This was resulted due to higher yield of little millet in intercropping systems due to a better land utilization as compared to the sole crop. Beyond this; the complementary benefits from other components in the cropping system was also found to play a major role in higher LER (Choudhary, 2009).
Effect of different intercropping treatments on other cropping system indices (Table 2)
Among the intercropping treatments higher Relative crowding coefficient (RCC) value of 1.14 was obtained with little millet at 6:1 ratio followed by mothbean (T6). Similar yield advantage with high, RCC was also observed in pigeonpea in an intercropping system with finger millet (Maitra et al., 2000).

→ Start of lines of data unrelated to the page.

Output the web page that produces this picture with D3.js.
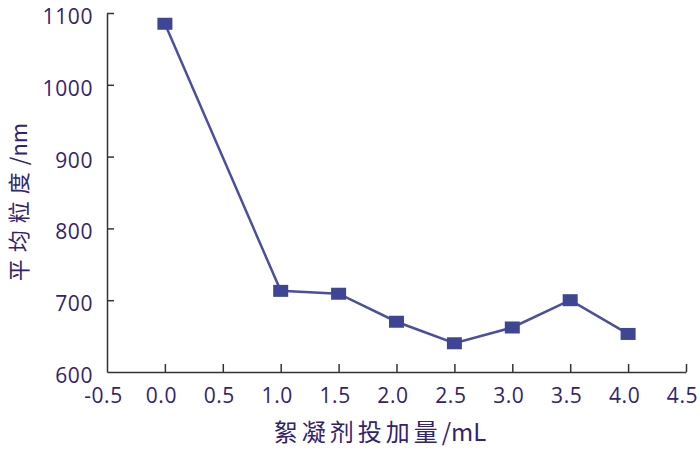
<!DOCTYPE html>
<html>
<head>
<meta charset="utf-8">
<script src="https://cdn.jsdelivr.net/npm/d3@7"></script>
<style>
  html, body { margin: 0; padding: 0; background: #fff; }
  svg { display: block; }
  .tick text { font-family: "Open Sans", sans-serif; font-size: 21px; fill: #33226e; letter-spacing: 0.6px; }
  .axis path, .axis line { stroke: #333; stroke-width: 1.5; }
</style>
</head>
<body>
<svg id="chart" width="700" height="456"></svg>
<script>
// Data
const dosage = [0.0, 1.0, 1.5, 2.0, 2.5, 3.0, 3.5, 4.0];
const particleSize = [1085, 713, 709, 670, 640, 662, 700, 653];
const xTicks = [-0.5, 0.0, 0.5, 1.0, 1.5, 2.0, 2.5, 3.0, 3.5, 4.0, 4.5];
const yTicks = [600, 700, 800, 900, 1000, 1100];
const xTitle = "絮凝剂投加量/mL";
const yTitle = "平均粒度/nm";

const svg = d3.select("#chart");
const x = d3.scaleLinear().domain([-0.5, 4.5]).range([107, 686]);
const y = d3.scaleLinear().domain([600, 1100]).range([372, 13]);

const textColor = "#33226e";

// X axis
const gx = svg.append("g").attr("class", "axis")
  .attr("transform", `translate(0,${y(600)})`)
  .call(d3.axisBottom(x).tickValues(xTicks)
    .tickSizeInner(-8).tickSizeOuter(0).tickPadding(16));
gx.selectAll(".tick text")
  .text(d => d3.format(".1f")(d).replace("−", "-"))
  .attr("x", -4);

// Y axis
const gy = svg.append("g").attr("class", "axis")
  .attr("transform", `translate(${x(-0.5)},0)`)
  .call(d3.axisLeft(y).tickValues(yTicks).tickFormat(d3.format("d"))
    .tickSizeInner(-7).tickSizeOuter(0).tickPadding(14));
gy.selectAll(".tick text").attr("dy", "0.5em");
gy.selectAll(".tick").filter(d => d === 600).select("line").remove();
gx.selectAll(".tick").filter(d => d === -0.5).select("line").remove();

// Line
const line = d3.line().x((d, i) => x(dosage[i])).y(d => y(d));
svg.append("path")
  .datum(particleSize)
  .attr("d", line)
  .attr("fill", "none")
  .attr("stroke", "#4a4f9f")
  .attr("stroke-width", 2.5);

// Markers
svg.append("g").selectAll("rect")
  .data(particleSize)
  .join("rect")
  .attr("x", (d, i) => x(dosage[i]) - 7.5)
  .attr("y", d => y(d) - 6)
  .attr("width", 15)
  .attr("height", 12)
  .attr("fill", "#3f4595");

// Titles
function titleText(sel, str, spacing) {
  const i = str.indexOf("/");
  sel.append("tspan").attr("letter-spacing", spacing).text(str.slice(0, i));
  sel.append("tspan").attr("letter-spacing", 0).text(str.slice(i));
}

const xt = svg.append("text")
  .attr("x", 380).attr("y", 441)
  .attr("text-anchor", "middle")
  .attr("font-family", "'Noto Sans CJK SC', sans-serif")
  .attr("font-size", 24)
  .attr("fill", textColor);
titleText(xt, xTitle, 4);

const yt = svg.append("text")
  .attr("transform", "translate(27,202) rotate(-90)")
  .attr("text-anchor", "middle")
  .attr("font-family", "'Noto Sans CJK SC', sans-serif")
  .attr("font-size", 22)
  .attr("fill", textColor);
titleText(yt, yTitle, 7);
</script>
</body>
</html>
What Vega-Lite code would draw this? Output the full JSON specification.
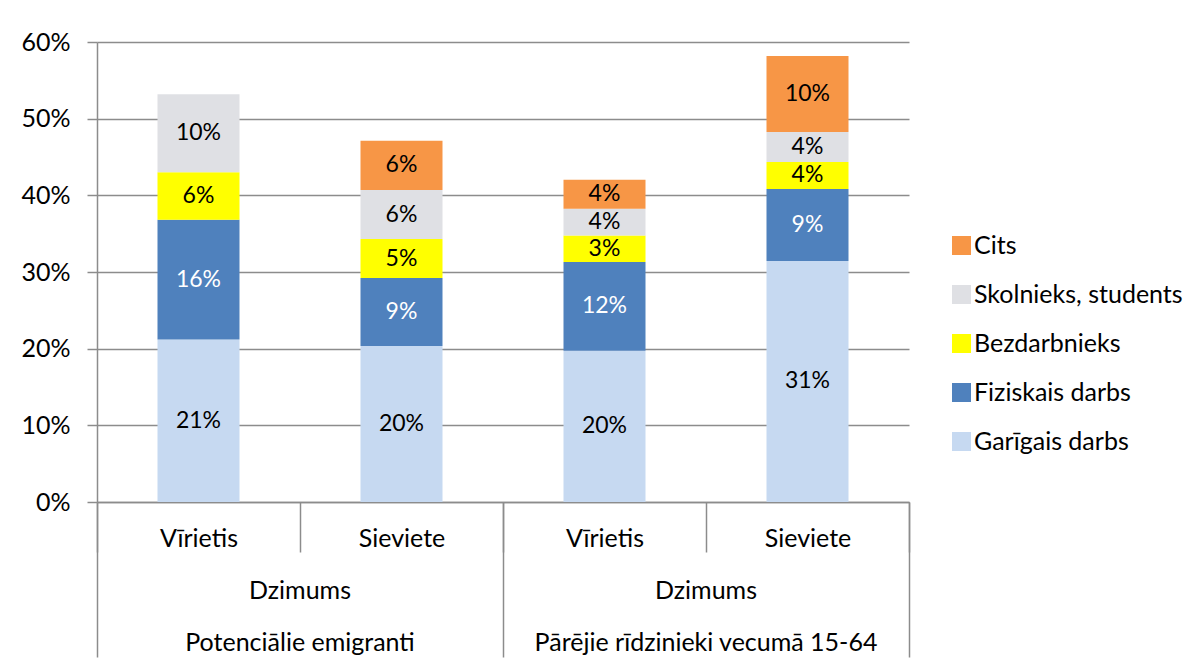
{
  "$schema": "https://vega.github.io/schema/vega-lite/v6.json",
  "autosize": "none",
  "padding": {"left": 97, "top": 42, "right": 292, "bottom": 164},
  "width": 812,
  "height": 460,
  "background": "white",
  "data": {
    "values": [
      {"bar": "Potenciālie emigranti|Vīrietis", "kat": "Garīgais darbs", "nr": 1, "v": 0.212},
      {"bar": "Potenciālie emigranti|Vīrietis", "kat": "Fiziskais darbs", "nr": 2, "v": 0.156},
      {"bar": "Potenciālie emigranti|Vīrietis", "kat": "Bezdarbnieks", "nr": 3, "v": 0.062},
      {"bar": "Potenciālie emigranti|Vīrietis", "kat": "Skolnieks, students", "nr": 4, "v": 0.102},
      {"bar": "Potenciālie emigranti|Sieviete", "kat": "Garīgais darbs", "nr": 1, "v": 0.2035},
      {"bar": "Potenciālie emigranti|Sieviete", "kat": "Fiziskais darbs", "nr": 2, "v": 0.0887},
      {"bar": "Potenciālie emigranti|Sieviete", "kat": "Bezdarbnieks", "nr": 3, "v": 0.0508},
      {"bar": "Potenciālie emigranti|Sieviete", "kat": "Skolnieks, students", "nr": 4, "v": 0.0639},
      {"bar": "Potenciālie emigranti|Sieviete", "kat": "Cits", "nr": 5, "v": 0.0643},
      {"bar": "Pārējie rīdzinieki vecumā 15-64|Vīrietis", "kat": "Garīgais darbs", "nr": 1, "v": 0.1974},
      {"bar": "Pārējie rīdzinieki vecumā 15-64|Vīrietis", "kat": "Fiziskais darbs", "nr": 2, "v": 0.1157},
      {"bar": "Pārējie rīdzinieki vecumā 15-64|Vīrietis", "kat": "Bezdarbnieks", "nr": 3, "v": 0.0345},
      {"bar": "Pārējie rīdzinieki vecumā 15-64|Vīrietis", "kat": "Skolnieks, students", "nr": 4, "v": 0.035},
      {"bar": "Pārējie rīdzinieki vecumā 15-64|Vīrietis", "kat": "Cits", "nr": 5, "v": 0.0378},
      {"bar": "Pārējie rīdzinieki vecumā 15-64|Sieviete", "kat": "Garīgais darbs", "nr": 1, "v": 0.3145},
      {"bar": "Pārējie rīdzinieki vecumā 15-64|Sieviete", "kat": "Fiziskais darbs", "nr": 2, "v": 0.0938},
      {"bar": "Pārējie rīdzinieki vecumā 15-64|Sieviete", "kat": "Bezdarbnieks", "nr": 3, "v": 0.0352},
      {"bar": "Pārējie rīdzinieki vecumā 15-64|Sieviete", "kat": "Skolnieks, students", "nr": 4, "v": 0.0391},
      {"bar": "Pārējie rīdzinieki vecumā 15-64|Sieviete", "kat": "Cits", "nr": 5, "v": 0.0991}
    ]
  },
  "config": {
    "font": "Lato",
    "view": {"stroke": null},
    "axis": {
      "labelFont": "Lato",
      "labelFontSize": 25,
      "labelColor": "black",
      "labelLimit": 500,
      "domainColor": "#8c8c8c",
      "tickColor": "#8c8c8c",
      "gridColor": "#8c8c8c",
      "domainWidth": 1.5,
      "tickWidth": 1.5,
      "gridWidth": 1.5
    }
  },
  "layer": [
    {
      "mark": {"type": "bar", "width": {"band": 0.404}},
      "encoding": {
        "x": {
          "field": "bar", "type": "nominal",
          "scale": {"domain": ["Potenciālie emigranti|Vīrietis", "Potenciālie emigranti|Sieviete", "Pārējie rīdzinieki vecumā 15-64|Vīrietis", "Pārējie rīdzinieki vecumā 15-64|Sieviete"], "paddingInner": 0, "paddingOuter": 0},
          "axis": {"orient": "bottom", "title": null, "tickBand": "extent", "tickSize": 50, "labelExpr": "split(datum.value,'|')[1]", "labelPadding": -6, "labelBaseline": "alphabetic", "labelAngle": 0, "grid": false, "domain": true}
        },
        "y": {
          "field": "v", "type": "quantitative", "stack": "zero",
          "scale": {"domain": [0, 0.6], "nice": false},
          "axis": {"title": null, "values": [0, 0.1, 0.2, 0.3, 0.4, 0.5, 0.6], "format": ".0%", "tickSize": 10, "labelPadding": 17, "grid": true, "domain": true}
        },
        "color": {
          "field": "kat", "type": "nominal",
          "scale": {"domain": ["Cits", "Skolnieks, students", "Bezdarbnieks", "Fiziskais darbs", "Garīgais darbs"], "range": ["#f79646", "#dfe0e4", "#ffff00", "#4f81bd", "#c6d9f1"]},
          "legend": {"orient": "none", "legendX": 852, "legendY": 191, "title": null, "direction": "vertical", "symbolType": "square", "symbolSize": 361, "symbolStrokeWidth": 0, "symbolOpacity": 1, "labelFont": "Lato", "labelFontSize": 25, "labelColor": "black", "labelLimit": 500, "rowPadding": 23, "labelOffset": 0, "padding": 0}
        },
        "order": {"field": "nr", "type": "quantitative"}
      }
    },
    {
      "mark": {"type": "text", "fontSize": 23, "font": "Lato", "baseline": "middle", "align": "center"},
      "encoding": {
        "x": {
          "field": "bar", "type": "nominal",
          "scale": {"domain": ["Potenciālie emigranti|Vīrietis", "Potenciālie emigranti|Sieviete", "Pārējie rīdzinieki vecumā 15-64|Vīrietis", "Pārējie rīdzinieki vecumā 15-64|Sieviete"], "paddingInner": 0, "paddingOuter": 0},
          "axis": null
        },
        "y": {"field": "v", "type": "quantitative", "stack": "zero", "bandPosition": 0.5},
        "detail": {"field": "kat"},
        "order": {"field": "nr", "type": "quantitative"},
        "text": {"field": "v", "type": "quantitative", "format": ".0%"},
        "color": {"condition": {"test": "datum.kat === 'Fiziskais darbs'", "value": "white"}, "value": "black"}
      }
    },
    {
      "mark": {"type": "point", "opacity": 0},
      "encoding": {
        "x": {
          "field": "bar", "type": "nominal",
          "scale": {"domain": ["Potenciālie emigranti|Vīrietis", "Potenciālie emigranti|Sieviete", "Pārējie rīdzinieki vecumā 15-64|Vīrietis", "Pārējie rīdzinieki vecumā 15-64|Sieviete"], "paddingInner": 0, "paddingOuter": 0},
          "axis": {"orient": "bottom", "title": null, "values": ["Potenciālie emigranti|Vīrietis", "Pārējie rīdzinieki vecumā 15-64|Vīrietis"], "bandPosition": 0, "tickSize": 155, "labels": false, "domain": false, "grid": false}
        }
      }
    },
    {
      "mark": {"type": "point", "opacity": 0},
      "encoding": {
        "x": {
          "field": "bar", "type": "nominal",
          "scale": {"domain": ["Potenciālie emigranti|Vīrietis", "Potenciālie emigranti|Sieviete", "Pārējie rīdzinieki vecumā 15-64|Vīrietis", "Pārējie rīdzinieki vecumā 15-64|Sieviete"], "paddingInner": 0, "paddingOuter": 0},
          "axis": {"orient": "bottom", "title": null, "values": ["Pārējie rīdzinieki vecumā 15-64|Sieviete"], "bandPosition": 1, "tickSize": 155, "labels": false, "domain": false, "grid": false}
        }
      }
    },
    {
      "mark": {"type": "point", "opacity": 0},
      "encoding": {
        "x": {
          "field": "bar", "type": "nominal",
          "scale": {"domain": ["Potenciālie emigranti|Vīrietis", "Potenciālie emigranti|Sieviete", "Pārējie rīdzinieki vecumā 15-64|Vīrietis", "Pārējie rīdzinieki vecumā 15-64|Sieviete"], "paddingInner": 0, "paddingOuter": 0},
          "axis": {"orient": "bottom", "title": null, "values": ["Potenciālie emigranti|Vīrietis", "Pārējie rīdzinieki vecumā 15-64|Vīrietis"], "ticks": false, "tickSize": 0, "labelExpr": "'Dzimums'", "labelOffset": 101.5, "labelPadding": 96, "labelBaseline": "alphabetic", "labelAngle": 0, "labelOverlap": false, "labelBound": false, "labelFlush": false, "domain": false, "grid": false}
        }
      }
    },
    {
      "mark": {"type": "point", "opacity": 0},
      "encoding": {
        "x": {
          "field": "bar", "type": "nominal",
          "scale": {"domain": ["Potenciālie emigranti|Vīrietis", "Potenciālie emigranti|Sieviete", "Pārējie rīdzinieki vecumā 15-64|Vīrietis", "Pārējie rīdzinieki vecumā 15-64|Sieviete"], "paddingInner": 0, "paddingOuter": 0},
          "axis": {"orient": "bottom", "title": null, "values": ["Potenciālie emigranti|Vīrietis", "Pārējie rīdzinieki vecumā 15-64|Vīrietis"], "ticks": false, "tickSize": 0, "labelExpr": "split(datum.value,'|')[0]", "labelOffset": 101.5, "labelPadding": 148, "labelBaseline": "alphabetic", "labelAngle": 0, "labelOverlap": false, "labelBound": false, "labelFlush": false, "domain": false, "grid": false}
        }
      }
    }
  ],
  "resolve": {"axis": {"x": "independent"}}
}
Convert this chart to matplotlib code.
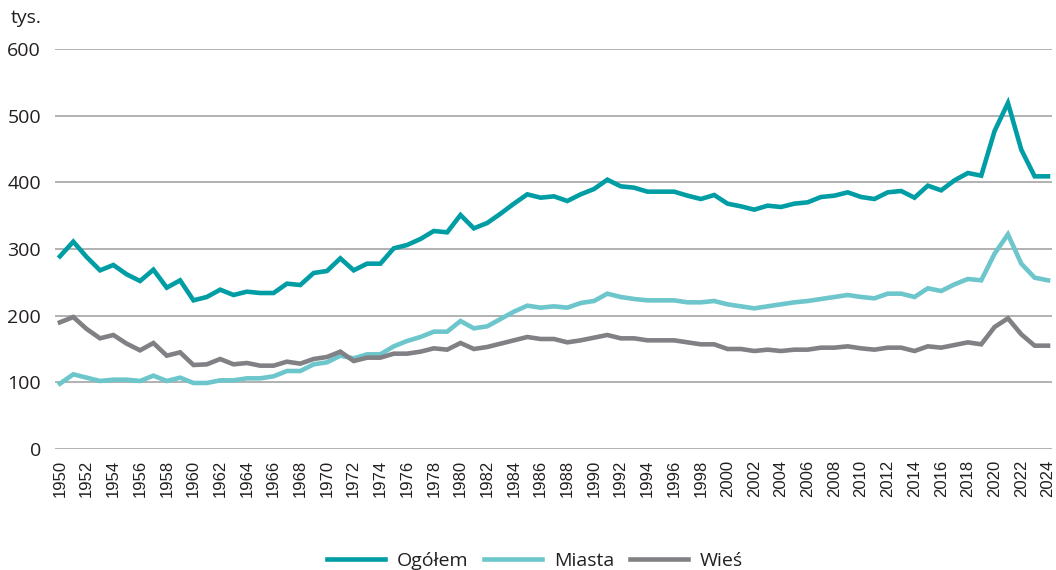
import matplotlib
matplotlib.use('Agg')
import matplotlib.pyplot as plt

years = list(range(1950, 2025))

ogolem = [289, 311, 288, 268, 276, 262, 252, 269, 242, 253,
          223, 228, 239, 231, 236, 234, 234, 248, 246, 264,
          267, 286, 268, 278, 278, 301, 306, 315, 327, 325,
          351, 331, 339, 353, 368, 382, 377, 379, 372, 382,
          390, 404, 394, 392, 386, 386, 386, 380, 375, 381,
          368, 364, 359, 365, 363, 368, 370, 378, 380, 385,
          378, 375, 385, 387, 377, 395, 388, 403, 414, 410,
          477, 519, 449, 409, 409]

miasta = [98, 112, 107, 102, 104, 104, 102, 110, 102, 107,
          99, 99, 103, 103, 106, 106, 109, 117, 117, 127,
          130, 140, 136, 142, 142, 154, 162, 168, 176, 176,
          192, 181, 184, 195, 206, 215, 212, 214, 212, 219,
          222, 233, 228, 225, 223, 223, 223, 220, 220, 222,
          217, 214, 211, 214, 217, 220, 222, 225, 228, 231,
          228, 226, 233, 233, 228, 241, 237, 247, 255, 253,
          293, 322, 278, 257, 253]

wies = [190, 198, 180, 166, 171, 158, 148, 159, 140, 145,
        126, 127, 135, 127, 129, 125, 125, 131, 128, 135,
        138, 146, 132, 137, 137, 143, 143, 146, 151, 149,
        159, 150, 153, 158, 163, 168, 165, 165, 160, 163,
        167, 171, 166, 166, 163, 163, 163, 160, 157, 157,
        150, 150, 147, 149, 147, 149, 149, 152, 152, 154,
        151, 149, 152, 152, 147, 154, 152, 156, 160, 157,
        183, 196, 172, 155, 155]

series_names = ['Ogółem', 'Miasta', 'Wieś']
colors = ['#009da5', '#6cc6cb', '#818185']
yticks = [0, 100, 200, 300, 400, 500, 600]

fig = plt.figure(figsize=(10.56, 5.7), dpi=100)
ax = fig.add_axes([55/1056, 121/570, (1052-55)/1056, 400/570])

for vals, name, c in zip([ogolem, miasta, wies], series_names, colors):
    ax.plot(years, vals, color=c, lw=3.3, label=name, solid_joinstyle='miter')

ax.set_xlim(1949.63, 2024.3)
ax.set_ylim(0, 600)
ax.set_yticks(yticks)
ax.set_yticklabels([str(v) for v in yticks], fontfamily='Open Sans', fontsize=14, color='#231f20')
ax.set_xticks(years[::2])
ax.set_xticklabels([str(y) for y in years[::2]], rotation=90, fontfamily='Liberation Sans',
                   fontsize=12, color='#231f20')
ax.tick_params(axis='both', length=0)
ax.tick_params(axis='y', pad=10)
ax.tick_params(axis='x', pad=8)
ax.grid(axis='y', color='#9d9d9d', lw=1.1)
ax.set_axisbelow(True)
for s in ax.spines.values():
    s.set_visible(False)

fig.text(11/1056, 1 - 18/570, 'tys.', fontfamily='Open Sans', fontsize=14,
         color='#231f20', va='center', ha='left')

leg = fig.legend(loc='center', bbox_to_anchor=(535/1056, 1 - 561/570), ncol=3, frameon=False,
                 prop={'family': 'Open Sans', 'size': 14}, handlelength=3.0,
                 handletextpad=0.6, columnspacing=0.8)
for t in leg.get_texts():
    t.set_color('#231f20')

fig.savefig('out.png', dpi=100, facecolor='white')
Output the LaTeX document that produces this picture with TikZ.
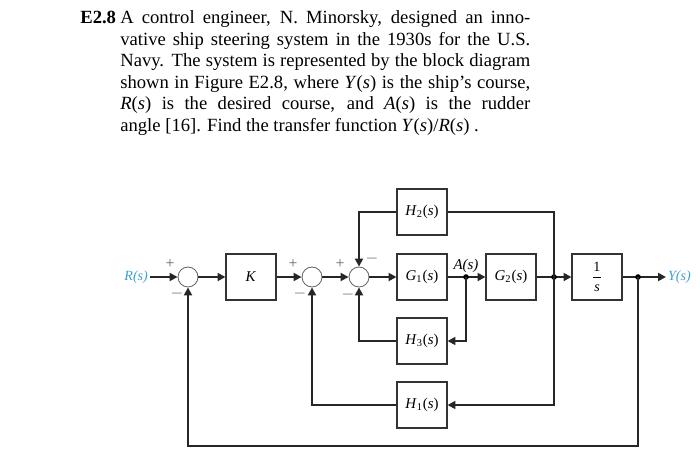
\documentclass[tikz,border=0pt]{standalone}
\usepackage{fontspec}
\setmainfont{Liberation Serif}
\usetikzlibrary{arrows.meta}
\definecolor{sig}{RGB}{60,160,210}
\newcommand{\iv}[1]{\textit{#1}}
\newcommand{\tf}[2]{\textit{#1}\textsubscript{#2}(\textit{s})}
\begin{document}
\begin{tikzpicture}[x=0.02cm,y=-0.02cm,
 blk/.style={draw=black!80,line width=0.6pt,minimum width=1cm,minimum height=0.92cm,inner sep=0pt,font=\fontsize{8.5}{9}\selectfont},
 sum/.style={draw=black!60,circle,minimum size=0.4cm,inner sep=0pt,line width=0.5pt},
 ln/.style={line width=1.1pt,black!85},
 ar/.style={ln,-{Triangle[length=4.5pt,width=4.5pt]}},
 sg/.style={font=\fontsize{9}{9}\selectfont,black!60,inner sep=0pt},
 tx/.style={anchor=base west,inner sep=0pt,font=\fontsize{10.6}{12}\selectfont}]
\useasboundingbox (0,0) rectangle (700,453);
% text
\node[tx,font=\fontsize{10.6}{12}\selectfont\bfseries] (e) at (80,23) {E2.8};
\node[tx] (l1) at (120,23) {\makebox[8.2cm][s]{A control engineer, N. Minorsky, designed an inno-}};
\node[tx] (l2) at (120,45) {\makebox[8.2cm][s]{vative ship steering system in the 1930s for the U.S.}};
\node[tx] (l3) at (120,66) {\makebox[8.2cm][s]{Navy. The system is represented by the block diagram}};
\node[tx] (l4) at (120,88) {\makebox[8.2cm][s]{shown in Figure E2.8, where \iv{Y}(\iv{s}) is the ship's course,}};
\node[tx] (l5) at (120,109) {\makebox[8.2cm][s]{\iv{R}(\iv{s}) is the desired course, and \iv{A}(\iv{s}) is the rudder}};
\node[tx] (l6) at (120,131) {angle [16]. Find the transfer function \iv{Y}(\iv{s})/\iv{R}(\iv{s}) .};
% blocks
\node[sum] (s1) at (188,277) {};
\node[blk] (K) at (251,277) {\iv{K}};
\node[sum] (s2) at (312,277) {};
\node[sum] (s3) at (359,277) {};
\node[blk] (G1) at (422,277) {\tf{G}{1}};
\node[blk] (H2) at (422,212) {\tf{H}{2}};
\node[blk] (H3) at (422,341) {\tf{H}{3}};
\node[blk] (H1) at (422,405) {\tf{H}{1}};
\node[blk] (G2) at (511,277) {\tf{G}{2}};
\node[blk] (I) at (597,277) {\fontsize{8}{8}\selectfont$\displaystyle\frac{\mbox{1}}{\mbox{\itshape s}}$};
\node[font=\fontsize{8}{9}\selectfont\itshape,text=sig,anchor=east,inner sep=1pt] (R) at (150,277) {R(s)};
\node[font=\fontsize{8}{9}\selectfont\itshape,text=sig,anchor=west,inner sep=1pt] (Y) at (666,277) {Y(s)};
\coordinate (ja) at (466,277);
\coordinate (jb) at (554,277);
\coordinate (jy) at (638,277);
\node[font=\fontsize{8.5}{9}\selectfont\itshape,anchor=south,inner sep=1pt] (A) at (466,275) {A(s)};
% forward
\draw[ar] (R) -- (s1);
\draw[ar] (s1) -- (K);
\draw[ar] (K) -- (s2);
\draw[ar] (s2) -- (s3);
\draw[ar] (s3) -- (G1);
\draw[ar] (G1) -- (G2);
\draw[ar] (G2) -- (I);
\draw[ar] (I) -- (Y);
\fill (ja) circle (1.6pt) (jb) circle (1.6pt) (jy) circle (1.6pt);
% feedback
\draw[ar] (ja) |- (H3);
\draw[ar] (H3) -| (s3);
\draw[ln] (jb) |- (H2.east) ;
\draw[ar] (H2) -| (s3);
\draw[ar] (jb) |- (H1);
\draw[ar] (H1) -| (s2);
\draw[ar] (jy) -- (638,446) -| (s1);
% signs
\node[sg] at (170,264) {+}; \node[sg] at (177,294) {$-$};
\node[sg] at (293,264) {+}; \node[sg] at (300,294) {$-$};
\node[sg] at (340,264) {+}; \node[sg] at (372,259) {$-$}; \node[sg] at (348,295) {$-$};
\end{tikzpicture}
\end{document}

The results showed that the aggressivity values of in little millet were negative and those of legume intercrops were positive, indicating little millet a dominated species and legumes the dominant species. This may be due to the reason that little millet is a short duration crop and is harvested at 75 DAS. At this stage the intercrops were at vegetative stage and this has created a competition free environment to the intercrops after the harvest of little millet. Similar trends for performance were also observed by Maitra et al., (2000).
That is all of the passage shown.